1 Faculty of Psychology, Titu Maiorescu University, Bucharest, Romania
Selfies are a rising phenomenon associated with the widespread use of smartphones and social media. The objective of this study was to evaluate the relationship between different personality traits and selfie behaviors.
Undergraduate psychology students were asked to complete a questionnaire about their frequency of selfie taking, selfie posting to social media, and selfie sharing through private messaging. They were also asked to complete the Rosenberg 10-item self-esteem scale and the International Personality Item Pool (IPIP)-50 item scale to evaluate the Big Five personality traits.
A total of 96 participants were included in this study (mean age ± standard deviation of 26.4 ± 9.0 years, 81.3% women). On univariate analysis there was a significant negative correlation between the frequency of selfie taking (Spearman r = -0.228, p = 0.025) or posting (Spearman r = -0.238, p = 0.025) and emotional stability. However, on multivariate linear regression analysis adjusting for age among other factors, only self-esteem was independently and negatively correlated with the frequency of selfie taking (beta = -0.206, p = 0.020) or posting (beta = -0.233, p = 0.020), with the effect most notable in young (<25 years) individuals for selfie taking.

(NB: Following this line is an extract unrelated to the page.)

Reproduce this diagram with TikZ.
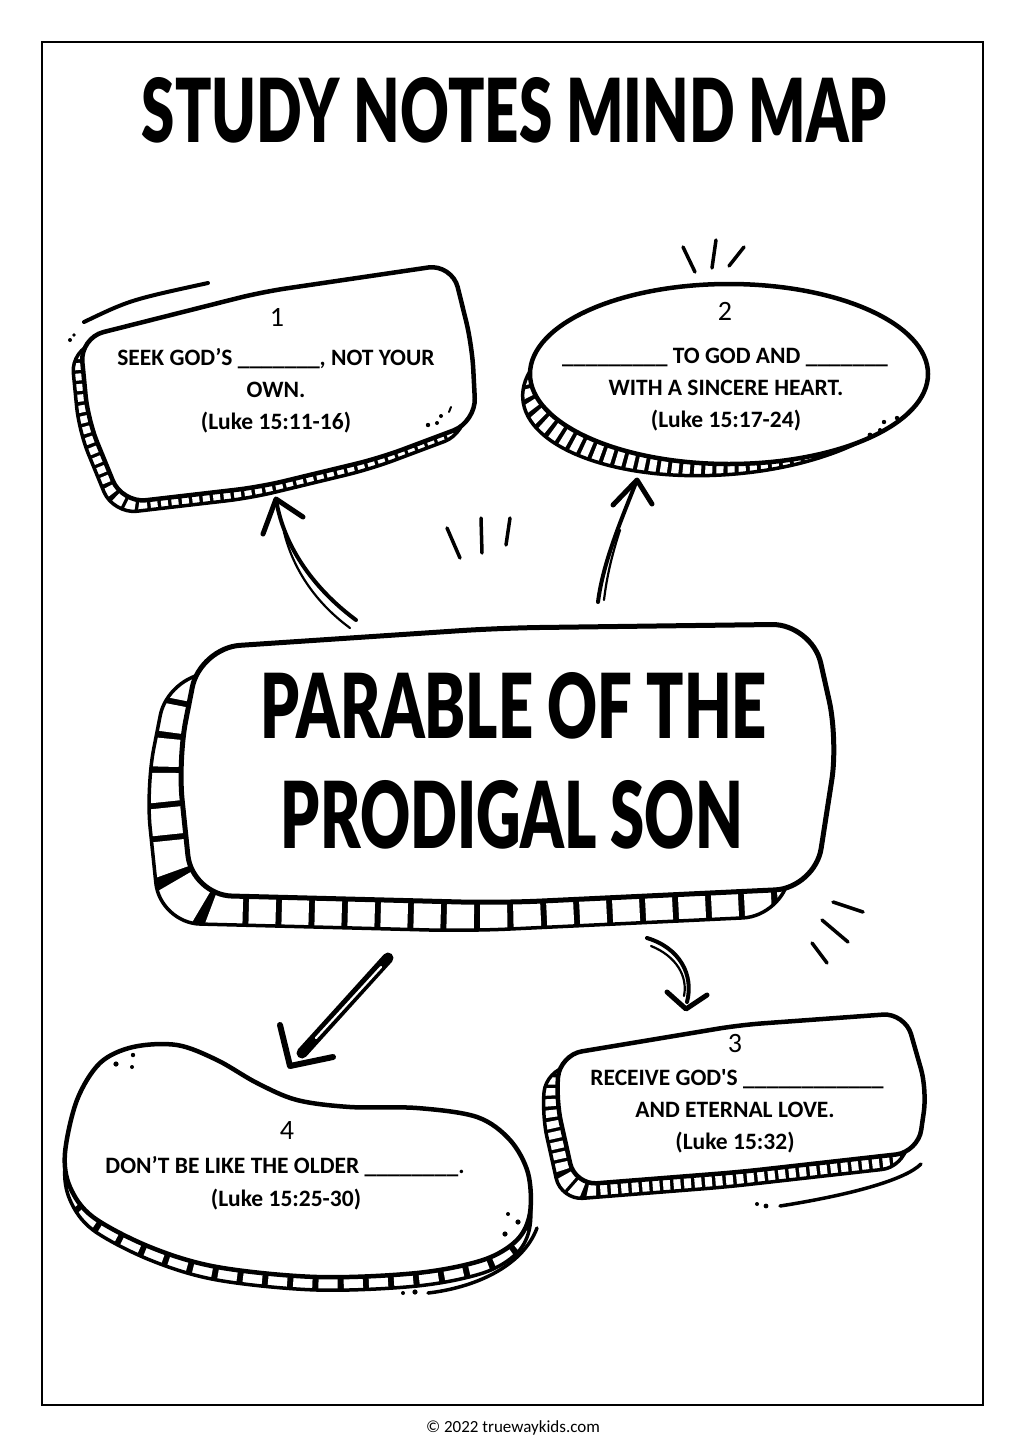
\documentclass[tikz,border=0pt]{standalone}
\usepackage{fontspec}
\usepackage{graphicx}
\newfontfamily\bodyfont{Carlito}[Ligatures=TeXOff]
\IfFontExistsTF{Fira Sans Heavy}{\newfontfamily\titlefont{Fira Sans Heavy}}{%
  \IfFontExistsTF{Lato Black}{\newfontfamily\titlefont{Lato Black}}{%
    \newfontfamily\titlefont{Liberation Sans Bold}}}
% #1 main path, #2 band path, #3 band transform, #4 dash, #5 outline width, #6 path style
\newcommand{\ladder}[6]{%
  \fill[black, #6, #3] #2;
  \begin{scope}
    \clip[#6, #3] #2;
    \draw[white, line width=100pt, line cap=butt, dash pattern=#4, #6] #1;
  \end{scope}
  \draw[black, line width=3.5pt, #6, #3] #2;
  \draw[black, fill=white, line width=#5, #6] #1;
}
\def\bonepath{(80,338) -- (262,292) -- (452,264) -- (472,345) -- (476,422) -- (380,458) -- (260,487) -- (122,503) -- (88,420) -- cycle}
\def\cpath{(200,648) -- (500,628) -- (812,624) -- (838,740) -- (815,888) -- (500,903) -- (192,895) -- (178,760) -- cycle}
\def\bthreepath{(560,1055) -- (740,1025) -- (905,1013) -- (927,1090) -- (918,1152) -- (740,1172) -- (575,1185) -- (556,1100) -- cycle}
\def\bfourpath{plot[smooth cycle, tension=0.55] coordinates {(65,1153) (77,1100) (100,1063) (133,1047) (177,1045) (217,1060) (257,1083) (297,1100) (350,1107) (417,1108) (477,1117) (510,1140) (528,1173) (530,1213) (517,1240) (483,1260) (417,1273) (317,1277) (217,1267) (150,1247) (93,1217) (70,1187)}}
\tikzset{
  boxtxt/.style={anchor=base, inner sep=0pt, font=\bodyfont\bfseries\fontsize{23.5}{28}\selectfont},
  numtxt/.style={anchor=base, inner sep=0pt, font=\bodyfont\fontsize{28}{32}\selectfont},
  arr/.style={line width=4pt},
  arrthin/.style={line width=2.2pt},
  arrhead/.style={line width=5pt},
  spark/.style={line width=3.5pt},
  speck/.style={fill=black}
}
\begin{document}
\begin{tikzpicture}[x=1pt,y=-1pt, line cap=round, line join=round]
\useasboundingbox (0,0) rectangle (1024,1448);
\fill[white] (0,0) rectangle (1024,1448);
\draw[line width=2pt, line cap=butt, line join=miter] (42,42) rectangle (983,1405);

% title
\node[anchor=base, inner sep=0pt, text=black] (title) at (514.5,142) {\resizebox{745pt}{65pt}{\titlefont STUDY NOTES MIND MAP}};

% box 1
\ladder{\bonepath}{\bonepath}{shift={(-9,11)}}{on 7pt off 3.5pt}{4.5pt}{rounded corners=24pt}
\draw[line width=4pt] (84,322) .. controls (130,300) .. (208,283);
\fill[speck] (70,340) circle (2pt) (74,335) circle (1.8pt);
\fill[speck] (428,425) circle (2.2pt) (437,423) circle (2pt) (441,416) circle (2pt);
\draw[line width=2pt] (449,412) -- (451,407);

% box 2
\ladder{(729,374) ellipse [x radius=199pt, y radius=90pt]}{(729,374) ellipse [x radius=199pt, y radius=90pt]}{rotate around={4:(850,448)}, shift={(-3,2)}}{on 7pt off 4pt}{4.5pt}{}
\fill[speck] (870,435) circle (2.4pt) (880,430) circle (2pt) (884,422) circle (2.2pt) (897,418) circle (2.2pt);
\draw[spark] (683,247) -- (695,272);
\draw[spark] (716,240) -- (712,268);
\draw[spark] (744,247) -- (729,266);

% central box
\ladder{\cpath}{\cpath}{shift={(-32,28)}}{on 27pt off 6pt}{5pt}{rounded corners=40pt}
\node[anchor=base, inner sep=0pt, text=black] (ctr1) at (514,738) {\resizebox{506pt}{66pt}{\titlefont PARABLE OF THE}};
\node[anchor=base, inner sep=0pt, text=black] (ctr2) at (512,848) {\resizebox{462pt}{68pt}{\titlefont PRODIGAL SON}};
\draw[spark] (447,528) -- (460,558);
\draw[spark] (481,518) -- (482,553);
\draw[spark] (510,518) -- (506,545);
\draw[spark] (833,902) -- (863,912);
\draw[spark] (822,920) -- (848,942);
\draw[spark] (812,943) -- (827,963);

% box 3
\ladder{\bthreepath}{\bthreepath}{shift={(-14,15)}}{on 7pt off 3.5pt}{4.5pt}{rounded corners=22pt}
\draw[line width=3.5pt] (780,1206) .. controls (850,1195) and (905,1180) .. (921,1164);
\fill[speck] (757,1204) circle (2pt) (766,1206) circle (2.4pt);

% box 4
\ladder{\bfourpath}{\bfourpath}{shift={(0,13)}}{on 19pt off 6pt}{4.5pt}{}
\draw[line width=3.5pt] (537,1228) .. controls (522,1268) and (472,1288) .. (428,1293);
\fill[speck] (116,1064) circle (2.6pt) (133,1055) circle (2.2pt) (132,1067) circle (2pt);
\fill[speck] (508,1214) circle (2pt) (518,1222) circle (2.6pt) (505,1234) circle (2.6pt);
\fill[speck] (403,1293) circle (2pt) (415,1292) circle (2.6pt);

% connectors
\coordinate (a1s) at (356,620);
\coordinate (a1e) at (276,499);
\coordinate (a2s) at (598,602);
\coordinate (a2e) at (637,480);
\coordinate (a3s) at (647,938);
\coordinate (a3e) at (686,1009);
\coordinate (a4s) at (388,958);
\coordinate (a4e) at (290,1066);

\draw[arr] (a1s) .. controls (318,592) and (284,550) .. (a1e);
\draw[arrthin] (350,628) .. controls (312,600) and (292,565) .. (284,532);
\draw[arrhead] (263,534) -- (a1e) -- (303,517);

\draw[arr] (a2s) .. controls (603,562) and (622,518) .. (a2e);
\draw[arrthin] (604,600) .. controls (607,575) and (612,555) .. (620,530);
\draw[arrhead] (613,505) -- (a2e) -- (652,504);

\draw[arr] (a3s) .. controls (680,948) and (694,975) .. (687,1002);
\draw[arrthin] (651,946) .. controls (676,956) and (688,976) .. (684,996);
\draw[arrhead] (667,992) -- (a3e) -- (707,995);

\draw[line width=11pt] (a4s) -- (302,1053);
\draw[white, line width=2.2pt] (381,967) -- (316,1038);
\draw[line width=6pt] (280,1025) -- (a4e) -- (333,1057);

% texts box 1
\node[numtxt] (n1) at (277,326) {1};
\node[boxtxt] (t1a) at (276,365) {SEEK GOD’S \_\_\_\_\_\_\_, NOT YOUR};
\node[boxtxt] (t1b) at (276,397) {OWN.};
\node[boxtxt] (t1c) at (276,429) {(Luke 15:11-16)};
% texts box 2
\node[numtxt] (n2) at (725,320) {2};
\node[boxtxt] (t2a) at (725,363) {\_\_\_\_\_\_\_\_\_ TO GOD AND \_\_\_\_\_\_\_};
\node[boxtxt] (t2b) at (726,395) {WITH A SINCERE HEART.};
\node[boxtxt] (t2c) at (726,427) {(Luke 15:17-24)};
% texts box 3
\node[numtxt] (n3) at (735,1052) {3};
\node[boxtxt] (t3a) at (737,1085) {RECEIVE GOD'S \_\_\_\_\_\_\_\_\_\_\_\_};
\node[boxtxt] (t3b) at (735,1117) {AND ETERNAL LOVE.};
\node[boxtxt] (t3c) at (735,1149) {(Luke 15:32)};
% texts box 4
\node[numtxt] (n4) at (287,1139) {4};
\node[boxtxt] (t4a) at (285,1173) {DON’T BE LIKE THE OLDER \_\_\_\_\_\_\_\_.};
\node[boxtxt] (t4b) at (286,1206) {(Luke 15:25-30)};

% footer
\node[anchor=base, inner sep=0pt, font=\bodyfont\fontsize{17}{20}\selectfont] (copy) at (513,1432) {© 2022 truewaykids.com};
\end{tikzpicture}
\end{document}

Extraversion was independently and positively correlated with the frequency of selfie sharing (beta = 0.264, p = 0.005), with the effect most notable in young (<25 years) women.
Findings from this study further expand our knowledge of the relationship between different personality traits and rising digital media phenomena.
Keywords: Smartphones, Social media, Big five, Self-esteem, Personality traits, Selfie posting.